WHAT IS NEEDED
Retype nothing except the lines below from the one with "Clone this chart in matplotlib." through the one with "plt.rcParams['mathtext.default'] = 'regular'", exactly, with images left out.

ENTRIES
++++
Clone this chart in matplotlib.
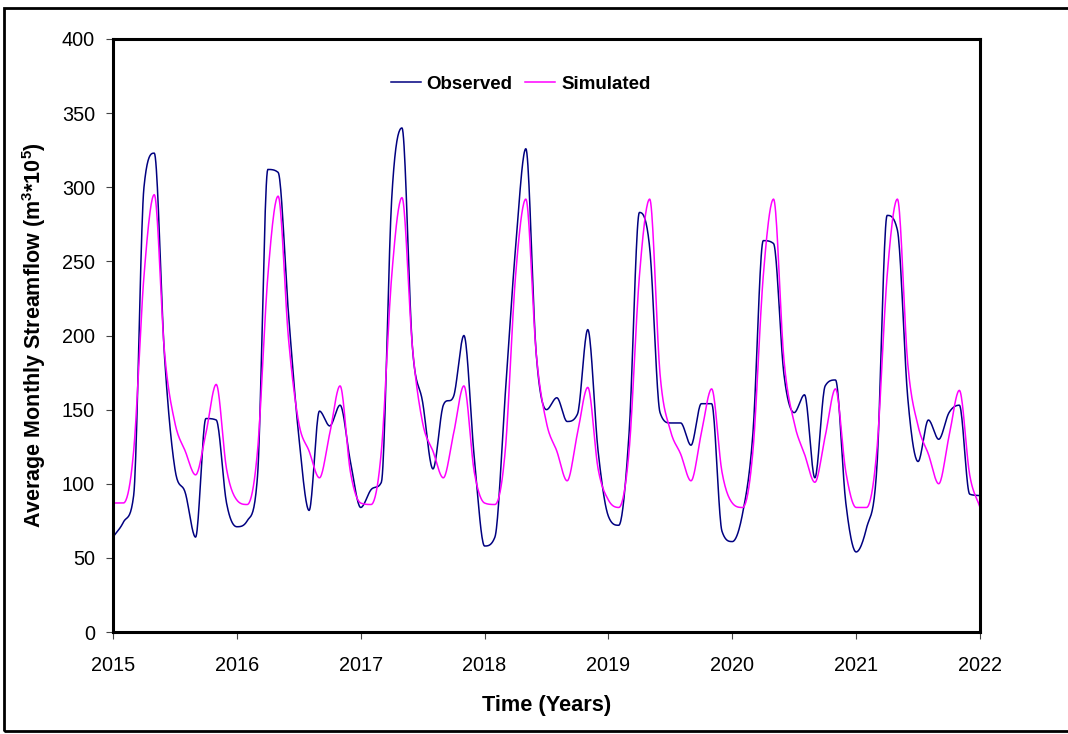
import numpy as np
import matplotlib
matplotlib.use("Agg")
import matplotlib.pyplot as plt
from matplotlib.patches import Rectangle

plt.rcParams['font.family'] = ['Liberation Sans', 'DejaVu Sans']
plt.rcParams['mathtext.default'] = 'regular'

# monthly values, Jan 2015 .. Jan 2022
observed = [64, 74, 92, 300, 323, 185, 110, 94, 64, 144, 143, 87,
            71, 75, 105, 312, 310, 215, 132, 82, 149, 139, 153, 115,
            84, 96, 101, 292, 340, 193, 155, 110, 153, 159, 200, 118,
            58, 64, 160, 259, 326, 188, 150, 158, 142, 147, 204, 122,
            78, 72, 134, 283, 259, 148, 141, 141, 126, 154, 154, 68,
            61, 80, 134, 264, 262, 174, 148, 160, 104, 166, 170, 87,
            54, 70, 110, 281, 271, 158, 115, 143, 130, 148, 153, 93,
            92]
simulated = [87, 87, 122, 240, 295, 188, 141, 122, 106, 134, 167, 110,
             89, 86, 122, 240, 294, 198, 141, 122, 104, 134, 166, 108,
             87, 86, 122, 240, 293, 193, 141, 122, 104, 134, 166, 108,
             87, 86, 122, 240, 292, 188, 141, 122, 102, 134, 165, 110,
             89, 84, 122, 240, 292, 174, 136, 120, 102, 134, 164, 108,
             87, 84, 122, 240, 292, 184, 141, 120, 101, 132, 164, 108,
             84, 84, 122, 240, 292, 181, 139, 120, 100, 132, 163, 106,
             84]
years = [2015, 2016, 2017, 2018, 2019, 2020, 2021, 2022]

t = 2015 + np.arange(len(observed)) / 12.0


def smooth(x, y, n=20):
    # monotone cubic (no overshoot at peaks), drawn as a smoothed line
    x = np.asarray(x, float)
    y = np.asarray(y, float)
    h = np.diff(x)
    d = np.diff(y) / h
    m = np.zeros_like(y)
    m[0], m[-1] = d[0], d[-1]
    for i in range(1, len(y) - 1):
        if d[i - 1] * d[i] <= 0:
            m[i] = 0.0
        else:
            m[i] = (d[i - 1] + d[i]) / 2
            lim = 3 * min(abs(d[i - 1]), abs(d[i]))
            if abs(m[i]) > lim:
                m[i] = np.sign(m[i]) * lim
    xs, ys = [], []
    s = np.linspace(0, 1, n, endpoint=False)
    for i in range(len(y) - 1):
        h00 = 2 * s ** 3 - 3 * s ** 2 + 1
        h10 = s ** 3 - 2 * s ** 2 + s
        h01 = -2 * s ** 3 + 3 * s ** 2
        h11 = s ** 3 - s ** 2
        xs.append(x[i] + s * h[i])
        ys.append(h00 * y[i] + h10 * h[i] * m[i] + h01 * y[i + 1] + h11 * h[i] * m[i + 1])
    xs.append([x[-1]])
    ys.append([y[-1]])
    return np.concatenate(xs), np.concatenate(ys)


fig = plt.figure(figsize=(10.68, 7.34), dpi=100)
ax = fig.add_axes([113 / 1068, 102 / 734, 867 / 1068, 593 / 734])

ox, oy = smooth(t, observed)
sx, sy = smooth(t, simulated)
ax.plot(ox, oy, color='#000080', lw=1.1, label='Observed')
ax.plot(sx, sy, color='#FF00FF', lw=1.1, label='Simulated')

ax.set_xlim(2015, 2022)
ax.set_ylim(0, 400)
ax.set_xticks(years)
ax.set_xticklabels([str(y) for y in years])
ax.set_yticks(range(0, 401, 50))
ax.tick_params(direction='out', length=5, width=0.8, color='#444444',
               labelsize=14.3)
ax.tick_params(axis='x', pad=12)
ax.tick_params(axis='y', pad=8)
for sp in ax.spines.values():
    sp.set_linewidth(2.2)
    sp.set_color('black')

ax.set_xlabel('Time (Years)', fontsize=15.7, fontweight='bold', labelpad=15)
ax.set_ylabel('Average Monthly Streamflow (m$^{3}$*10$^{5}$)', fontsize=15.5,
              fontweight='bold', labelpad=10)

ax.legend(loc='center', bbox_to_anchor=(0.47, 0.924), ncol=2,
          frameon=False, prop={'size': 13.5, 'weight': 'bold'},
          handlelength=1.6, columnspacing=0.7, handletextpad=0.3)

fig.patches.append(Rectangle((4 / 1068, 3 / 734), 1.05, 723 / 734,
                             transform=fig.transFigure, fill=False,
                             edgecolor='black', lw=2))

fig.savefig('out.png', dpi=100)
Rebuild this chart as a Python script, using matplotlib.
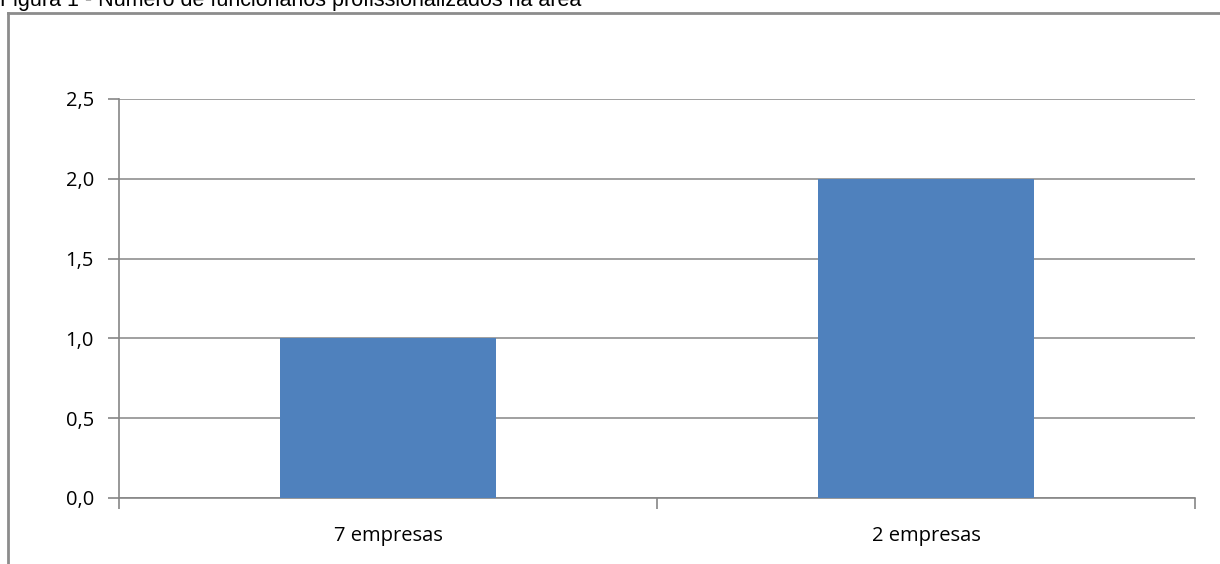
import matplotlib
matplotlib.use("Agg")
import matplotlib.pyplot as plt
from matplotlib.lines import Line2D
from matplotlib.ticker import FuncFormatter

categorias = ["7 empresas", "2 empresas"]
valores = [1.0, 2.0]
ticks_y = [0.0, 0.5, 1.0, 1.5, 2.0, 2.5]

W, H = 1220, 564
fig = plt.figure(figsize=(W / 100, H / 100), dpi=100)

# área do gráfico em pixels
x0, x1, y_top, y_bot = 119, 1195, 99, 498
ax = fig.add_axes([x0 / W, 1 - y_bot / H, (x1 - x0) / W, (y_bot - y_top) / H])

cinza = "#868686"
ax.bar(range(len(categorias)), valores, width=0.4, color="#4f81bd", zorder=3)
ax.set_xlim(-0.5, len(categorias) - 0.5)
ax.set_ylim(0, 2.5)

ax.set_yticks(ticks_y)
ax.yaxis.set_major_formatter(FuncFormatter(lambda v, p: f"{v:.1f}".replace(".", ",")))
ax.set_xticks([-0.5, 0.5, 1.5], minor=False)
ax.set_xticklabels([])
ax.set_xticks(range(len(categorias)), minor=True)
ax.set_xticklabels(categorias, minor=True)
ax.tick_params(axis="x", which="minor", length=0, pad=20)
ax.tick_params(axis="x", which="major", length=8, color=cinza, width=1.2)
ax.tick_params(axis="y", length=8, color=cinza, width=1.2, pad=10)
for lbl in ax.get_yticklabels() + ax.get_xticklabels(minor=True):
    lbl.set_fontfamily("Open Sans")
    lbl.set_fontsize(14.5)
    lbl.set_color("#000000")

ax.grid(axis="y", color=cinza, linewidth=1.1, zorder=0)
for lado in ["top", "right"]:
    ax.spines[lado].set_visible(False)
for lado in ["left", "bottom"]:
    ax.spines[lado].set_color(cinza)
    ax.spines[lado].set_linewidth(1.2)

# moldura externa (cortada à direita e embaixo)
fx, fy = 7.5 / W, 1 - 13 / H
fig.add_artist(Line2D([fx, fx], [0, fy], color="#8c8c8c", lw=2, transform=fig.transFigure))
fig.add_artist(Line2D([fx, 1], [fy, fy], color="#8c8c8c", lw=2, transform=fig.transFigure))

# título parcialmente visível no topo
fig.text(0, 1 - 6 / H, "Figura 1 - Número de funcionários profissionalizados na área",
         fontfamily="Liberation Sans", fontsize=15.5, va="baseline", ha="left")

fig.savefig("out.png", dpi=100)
++++
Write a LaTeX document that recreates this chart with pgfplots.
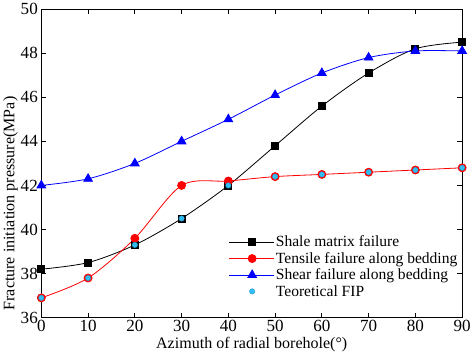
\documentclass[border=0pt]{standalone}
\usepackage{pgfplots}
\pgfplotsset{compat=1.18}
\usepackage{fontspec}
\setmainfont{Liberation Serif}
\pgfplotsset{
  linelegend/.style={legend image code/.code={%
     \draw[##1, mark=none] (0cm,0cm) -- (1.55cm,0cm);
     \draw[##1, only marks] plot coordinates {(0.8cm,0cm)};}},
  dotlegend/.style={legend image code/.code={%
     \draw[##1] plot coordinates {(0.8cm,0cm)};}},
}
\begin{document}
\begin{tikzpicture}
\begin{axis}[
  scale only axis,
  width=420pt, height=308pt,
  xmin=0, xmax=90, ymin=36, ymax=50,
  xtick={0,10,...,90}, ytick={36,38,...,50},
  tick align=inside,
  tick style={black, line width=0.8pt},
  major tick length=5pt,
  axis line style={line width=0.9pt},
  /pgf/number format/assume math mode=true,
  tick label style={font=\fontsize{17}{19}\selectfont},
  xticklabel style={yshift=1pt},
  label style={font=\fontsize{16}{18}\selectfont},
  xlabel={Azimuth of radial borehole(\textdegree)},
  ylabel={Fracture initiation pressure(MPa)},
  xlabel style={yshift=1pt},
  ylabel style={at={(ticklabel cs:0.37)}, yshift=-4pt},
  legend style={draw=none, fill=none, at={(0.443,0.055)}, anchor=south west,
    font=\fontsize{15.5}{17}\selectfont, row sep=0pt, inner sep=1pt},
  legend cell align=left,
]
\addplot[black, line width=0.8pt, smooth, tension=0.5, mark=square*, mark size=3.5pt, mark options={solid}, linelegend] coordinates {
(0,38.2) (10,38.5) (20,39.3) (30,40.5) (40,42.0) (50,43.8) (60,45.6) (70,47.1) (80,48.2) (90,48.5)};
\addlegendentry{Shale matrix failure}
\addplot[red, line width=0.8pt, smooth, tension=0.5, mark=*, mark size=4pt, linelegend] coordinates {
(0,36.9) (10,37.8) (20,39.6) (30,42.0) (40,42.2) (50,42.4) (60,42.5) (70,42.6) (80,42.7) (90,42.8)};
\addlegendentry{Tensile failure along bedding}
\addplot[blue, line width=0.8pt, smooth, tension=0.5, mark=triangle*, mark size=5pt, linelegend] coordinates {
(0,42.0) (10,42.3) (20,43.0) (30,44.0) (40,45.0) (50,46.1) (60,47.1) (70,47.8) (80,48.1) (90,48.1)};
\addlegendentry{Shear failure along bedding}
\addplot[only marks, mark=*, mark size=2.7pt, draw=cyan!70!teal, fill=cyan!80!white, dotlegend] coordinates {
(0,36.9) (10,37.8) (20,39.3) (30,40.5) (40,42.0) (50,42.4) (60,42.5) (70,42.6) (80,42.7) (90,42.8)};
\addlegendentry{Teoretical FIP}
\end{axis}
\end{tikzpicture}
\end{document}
++++
THE SOLUTION
Clone this chart in matplotlib.
import numpy as np
import matplotlib
matplotlib.use("Agg")
import matplotlib.pyplot as plt
from matplotlib.patches import Rectangle

plt.rcParams['font.family'] = ['Liberation Sans', 'DejaVu Sans']
plt.rcParams['mathtext.default'] = 'regular'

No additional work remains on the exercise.